Description
Third edition of the Personal Memoir of Daniel Drayton, published by Bela Marsh in 1855.
Octavo, [2], 122pp, [6]. Original full brown cloth, title in gilt on front cover. Solid text block, worn corners, toning and faint stains to front endpapers. Previous ownership bookplates to front endpapers, including the Union Library Co. Features a frontispiece portrait of Daniel Drayton with a protective tissue guard. A very good example.
(Dumond, 48) (Sabin 20912) (Blockson, 9838)
The first edition of Daniel Drayton’s personal memoir was published in 1853 and printed with brown paper wrappers.

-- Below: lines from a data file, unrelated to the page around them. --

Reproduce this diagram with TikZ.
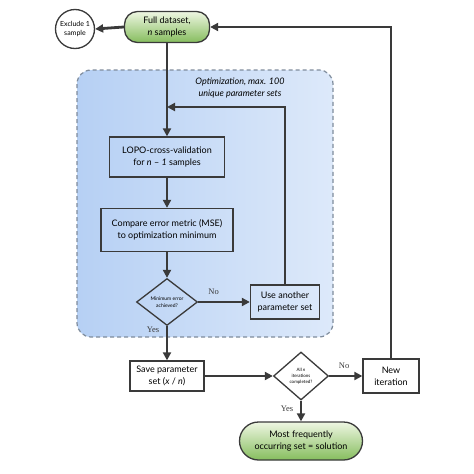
\documentclass[tikz,border=0pt]{standalone}
\usepackage{fontspec}
\setmainfont{Lato}
\newfontfamily\serifl{Liberation Serif}
\usetikzlibrary{shapes.geometric,arrows.meta}
\definecolor{ln}{HTML}{3A3A3A}
\definecolor{gtop}{HTML}{EEF6E2}
\definecolor{gbot}{HTML}{86BD5E}
\definecolor{bleft}{HTML}{B6D0F4}
\definecolor{bright}{HTML}{DDE9FA}
\definecolor{bdash}{HTML}{7F8C9C}
\tikzset{
  arr/.style={draw=ln,line width=2.8pt,-{Triangle[length=8pt,width=8pt]}},
  boxx/.style={draw=ln,line width=1.3pt,align=center,font=\fontsize{9}{12}\selectfont,inner sep=2pt},
  pill/.style={boxx,rounded corners=13pt,top color=gtop,bottom color=gbot,middle color=gtop!50!gbot},
  dia/.style={draw=ln,line width=1.3pt,diamond,fill=white,inner sep=0pt,align=center},
  lab/.style={font=\serifl\fontsize{8.5}{10}\selectfont,text=ln}
}
\begin{document}
\begin{tikzpicture}[x=1pt,y=-1pt]
\useasboundingbox (0,0) rectangle (474,474);
% region
\path[left color=bleft,right color=bright,draw=bdash,dashed,line width=1.2pt,dash pattern=on 4pt off 3pt,rounded corners=14pt] (77,70) rectangle (333,337);
\node[font=\itshape\fontsize{9}{12}\selectfont,align=center] (title) at (240,88) {Optimization, max. 100\\unique parameter sets};
% nodes
\node[pill,minimum width=85pt,minimum height=31pt] (full) at (167,27) {Full dataset,\\\textit{n} samples};
\node[draw=ln,line width=1.3pt,circle,fill=white,minimum size=39pt,inner sep=0pt,align=center,font=\fontsize{7}{9}\selectfont] (excl) at (75,29) {Exclude 1\\sample};
\node[boxx,minimum width=115pt,minimum height=40pt] (lopo) at (167,157) {LOPO-cross-validation\\for \textit{n} -- \textit{1} samples};
\node[boxx,minimum width=132pt,minimum height=43pt] (cmp) at (167,230) {Compare error metric (MSE)\\to optimization minimum};
\node[dia,minimum width=61pt,minimum height=47pt,font=\fontsize{5}{6.5}\selectfont,fill=none] (d1) at (167,302) {Minimum error\\achieved?};
\node[boxx,minimum width=69pt,minimum height=34pt] (use) at (285,302) {Use another\\parameter set};
\node[boxx,fill=white,minimum width=74pt,minimum height=30pt] (save) at (167,376) {Save parameter\\set (\textit{x} / \textit{n})};
\node[dia,minimum width=55pt,minimum height=48pt,font=\fontsize{4.5}{6}\selectfont] (d2) at (301,376) {All \textit{n}\\iterations\\completed?};
\node[boxx,fill=white,minimum width=56pt,minimum height=34pt] (newit) at (391,376) {New\\iteration};
\node[pill,rounded corners=19pt,minimum width=123pt,minimum height=38pt] (most) at (301,441) {Most frequently\\occurring set = solution};
\coordinate (fb) at (167,107);
% connectors
\draw[arr] (full.west) -- (excl.east);
\draw[arr] (newit.north) |- (full.east);
\draw[arr] (full.south) -- (lopo.north);
\draw[arr] (use.north) |- (fb);
\draw[arr] (lopo.south) -- (cmp.north);
\draw[arr] (cmp.south) -- (d1.north);
\draw[arr] (d1.east) -- node[lab,above=3pt,pos=0.3] (no1) {No} (use.west);
\draw[arr] (d1.south) -- node[lab,left=3pt,pos=0.12] (yes1) {Yes} (save.north);
\draw[arr] (save.east) -- (d2.west);
\draw[arr] (d2.east) -- node[lab,above=3pt,pos=0.45] (no2) {No} (newit.west);
\draw[arr] (d2.south) -- node[lab,left=3pt,pos=0.4] (yes2) {Yes} (most.north);
\end{tikzpicture}
\end{document}
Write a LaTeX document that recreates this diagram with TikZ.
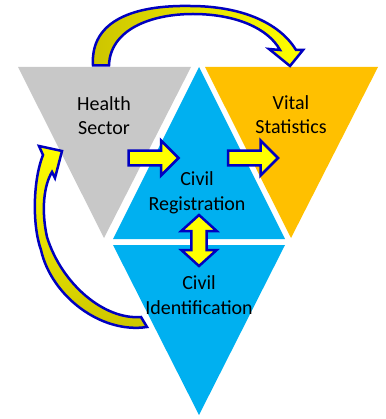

Daniel Drayton (1802-1857) was an American sea captain and abolitionist known for his role in the Pearl Incident of 1848, one of the largest recorded attempted escapes of enslaved people in U.S. history. Drayton, along with Captain Edward Sayres, attempted to transport 77 enslaved individuals from Washington, D.C., to freedom in the North aboard the schooner Pearl. The escape was thwarted, and Drayton was arrested, convicted, and imprisoned for aiding a slave escape. After receiving a pardon from President Millard Fillmore in 1852, he continued to speak and write about his abolitionist beliefs.
From the collection of Charles Fleishmann III, with his bookplate on the front endpaper. Fleishmann III was a lifelong traveler, collector, and philanthropist who lived in Cincinnati, Ohio. (Hindman Auctions, November 2023)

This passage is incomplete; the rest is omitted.